How the calculator estimates a Tinder style score

The estimator uses a weighted model that mirrors the logic of an Elo system while acknowledging modern ranking signals. It starts with a baseline score of 1000 and then adjusts upward or downward based on measurable behaviors. The exact weights are transparent and can be tuned, but the following logic is applied:

  1. Calculate match rate by dividing matches by right swipes, then multiply by a strong weight because it captures desirability.
  2. Calculate response rate by dividing replies by messages received, then add a moderate engagement bonus.
  3. Add an activity bonus based on active days per week so consistent usage is rewarded.
  4. Increase score based on your profile quality rating to represent photo and bio strength.
  5. Apply a penalty for negative feedback such as unmatches or reports.

The final score is clamped into a realistic range so the output stays readable. A higher number means you likely rank closer to the top of the stack, while a lower number suggests your profile is shown less frequently. This is a simplified model, but the dynamics are realistic and align with how online ranking systems usually operate.

The estimator is educational only. Tinder does not provide official scores, and real ranking systems may include location, preferences, subscription status, and many other features.

Interpreting the tiers in your results

The tier labels in the calculator give you a practical way to interpret the number. Scores below about 900 often mean your match rate and engagement are low, so your profile may only be shown intermittently. Scores between 900 and 1100 are more typical of average performance. Scores between 1100 and 1300 suggest that you outperform most users in your area, and scores above 1300 indicate a very strong profile with consistent engagement. These tiers are not official, but they are useful for tracking progress as you improve your profile and behavior.

Real world context: what the data says about dating apps

Understanding Tinder ranking also means understanding how common app usage is. Research shows that online dating is now a mainstream method for meeting people, which means the competition for attention is real. The table below summarizes usage rates from Pew Research Center data. The numbers highlight why ranking matters: when a large share of a population is on apps, your profile must stand out and signal quality quickly.
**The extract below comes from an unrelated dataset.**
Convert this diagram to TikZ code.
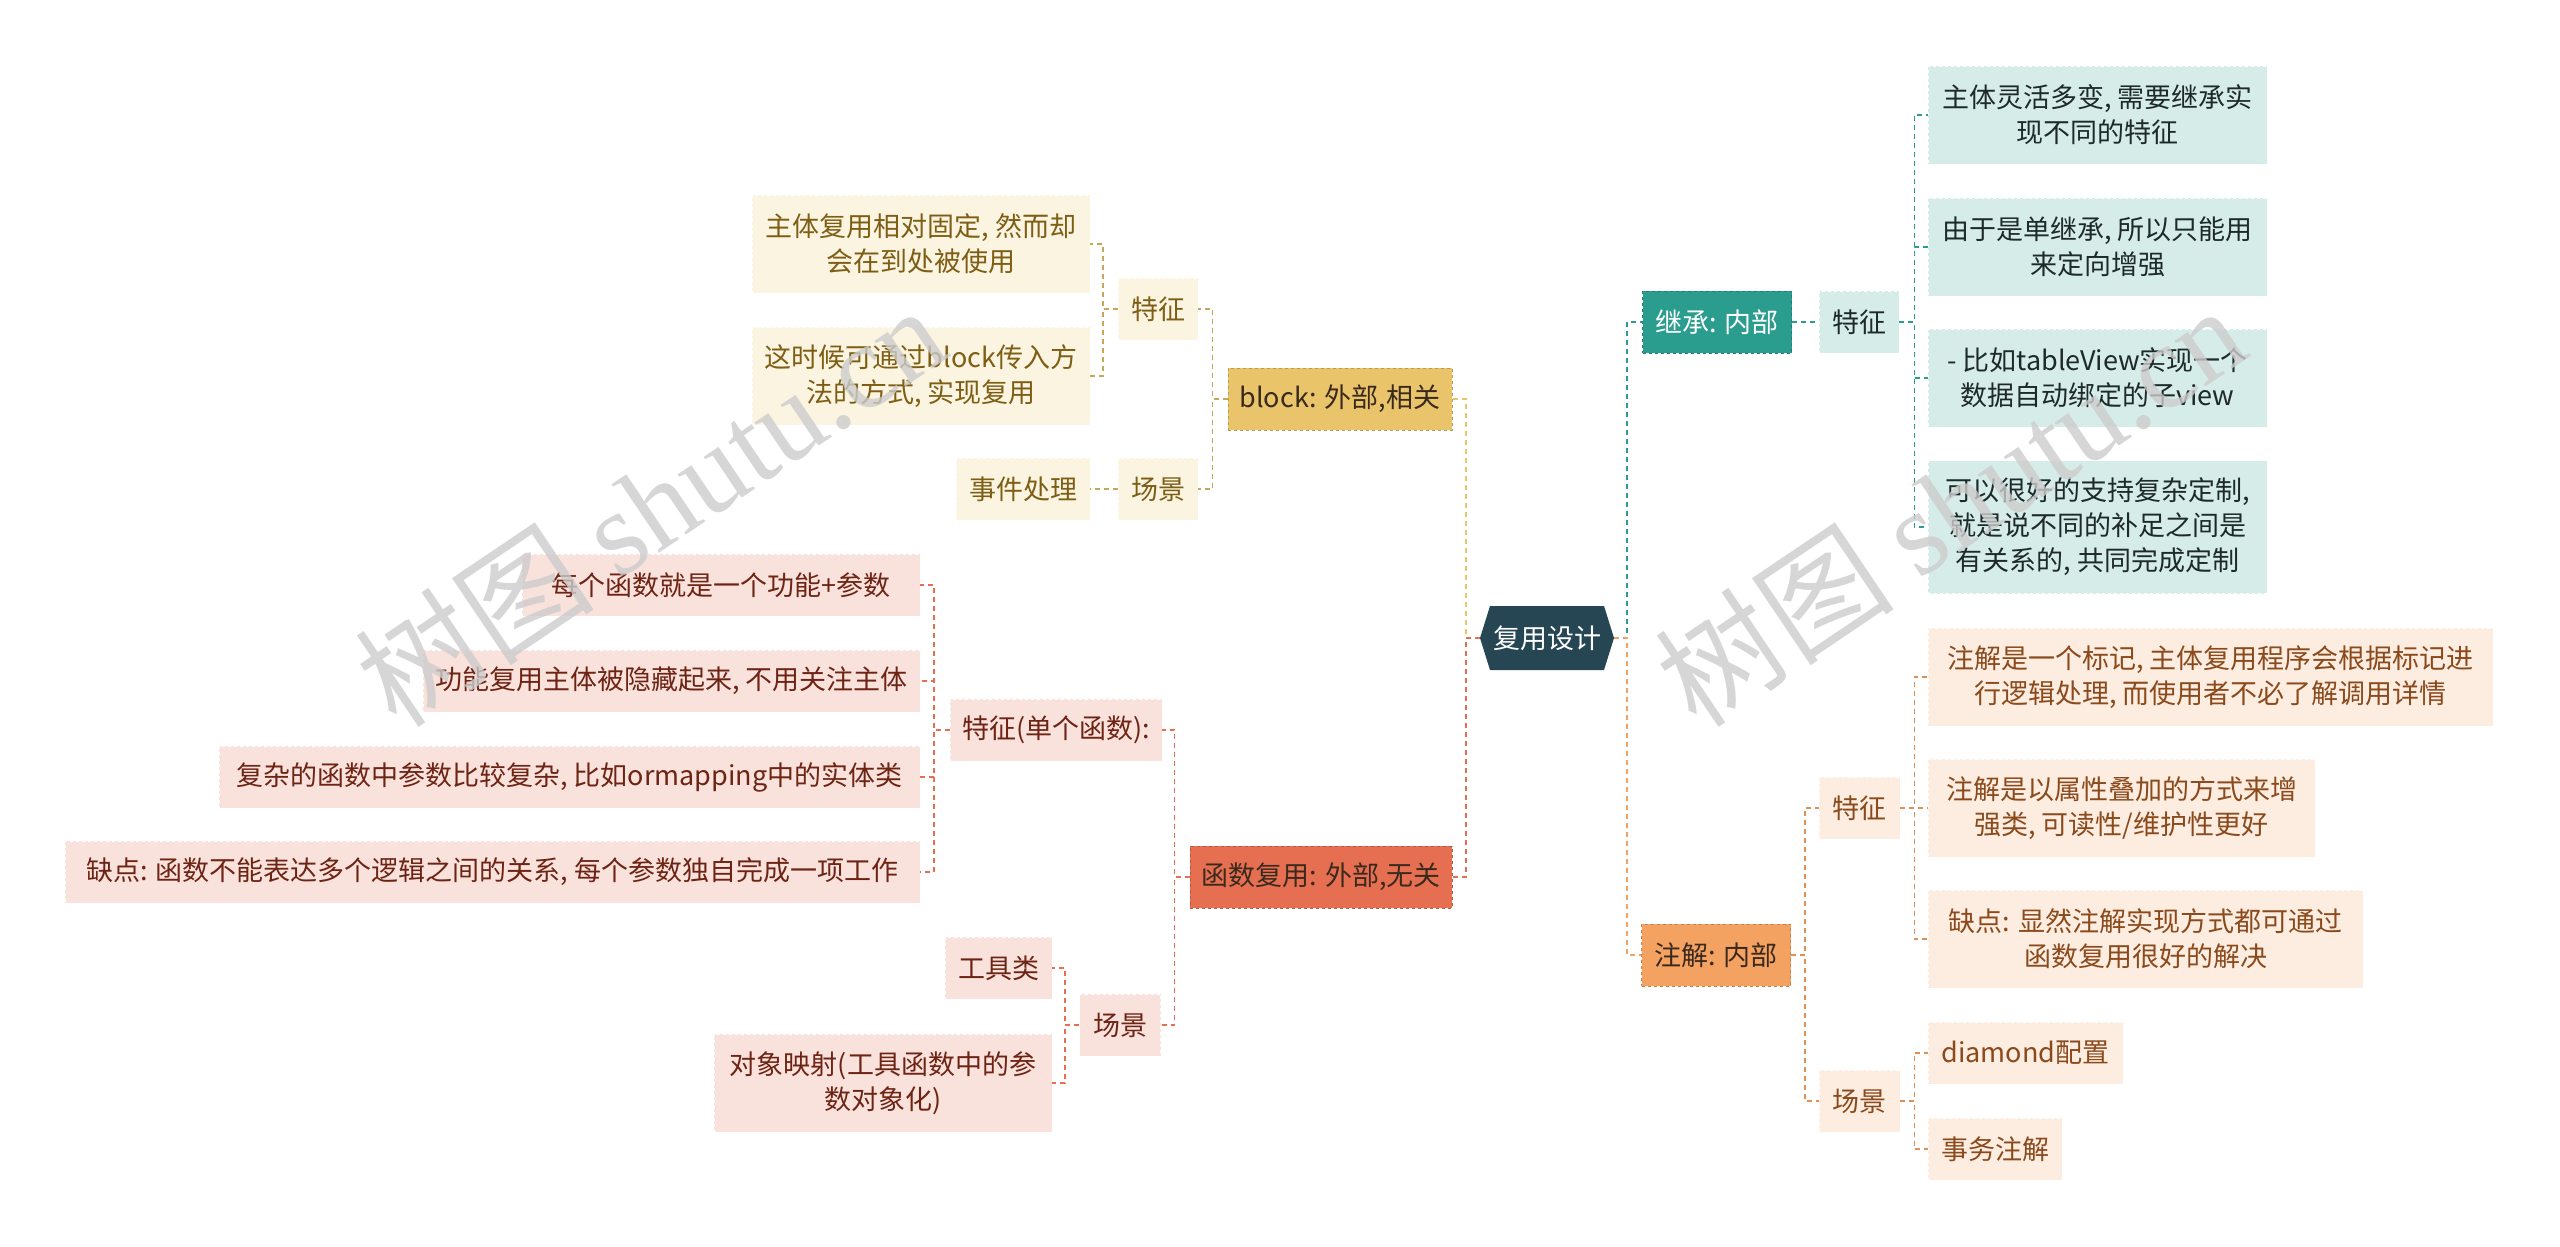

Share of United States adults who have ever used a dating app or site (Pew Research Center, 2020)
Age group Usage rate
18 to 29 48 percent
30 to 49 38 percent
50 to 64 19 percent
65 and older 13 percent

These usage rates create a crowded market, especially in younger age brackets where almost half of adults have tried online dating. In that environment, algorithms must prioritize profiles that lead to good experiences. That is why match rate, engagement, and profile quality are so important. They reduce uncertainty for the platform and increase the likelihood that users remain satisfied with the app.

Negative experiences and why they matter for ranking

Pew Research also reports that a sizable share of users experience unwanted messages or persistent contact. These negative signals are the exact behaviors that ranking systems want to suppress. When users report a profile, it is a direct indicator that the experience was poor. That is why the calculator applies a meaningful penalty for unmatches or reports, even if the number is small.

Reported negative experiences among online daters (Pew Research Center, 2020)
Experience Women Men
Received unwanted explicit message or image 57 percent 30 percent
Someone continued to contact after not interested 44 percent 19 percent
Been called offensive names 35 percent 26 percent

These numbers show why dating platforms invest heavily in safety and moderation. Profiles that drive negative experiences are typically demoted or removed. If you want to improve your ranking, the fastest path is not tricks or hacks. It is respectful communication, clear boundaries, and creating conversations that people actually want to continue.

Evidence based ways to improve your visibility

The goal is to raise the signals that the system values while reducing negative feedback. The steps below are grounded in what ranking systems can actually measure.

  1. Upgrade your photos. Use at least one clear face photo with good lighting, one full body image, and one lifestyle shot that shows an interest. Photo quality is the fastest driver of match rate.
  2. Write a concise bio. A short bio with a specific interest or question makes it easier for matches to start a conversation.
  3. Swipe with intention. Avoid right swiping on every profile. Being selective improves match rate and gives the algorithm stronger preference signals.
  4. Respond within a day. Replying consistently improves response rate and can keep you appearing in active users lists.
  5. Stay consistent. Logging in several days per week is better than one burst of activity followed by silence.
  6. Avoid negative feedback. Respect boundaries, avoid spam behavior, and do not send messages that could be reported.

Small improvements compound. If you raise match rate by just a few percentage points and reduce unmatches, you can see meaningful jumps in your estimated score. Treat the calculator as a feedback loop. Adjust one variable, wait for new data, and compare the next estimate.

Privacy, transparency, and responsible use

Ranking systems rely on behavioral data, which means privacy and transparency matter. The Federal Trade Commission has extensive guidance on data privacy and security that applies to all digital platforms. You can read their best practices at the Federal Trade Commission privacy and security portal. Another helpful resource is the NIST AI Risk Management Framework, which explains how responsible AI systems should handle risk, bias, and accountability.

Limitations and final thoughts

No calculator can reveal Tinder’s internal algorithm, and the platform can change its ranking system at any time. This estimator is a practical and transparent model built on known signals such as match rate, response rate, and account health. Use it to find patterns rather than to chase a perfect score. If your estimate is low, focus on improving profile quality and conversation habits. If your estimate is high, maintain consistency and avoid behaviors that could trigger negative feedback. In every case, the best results come from honest representation, respectful communication, and steady engagement.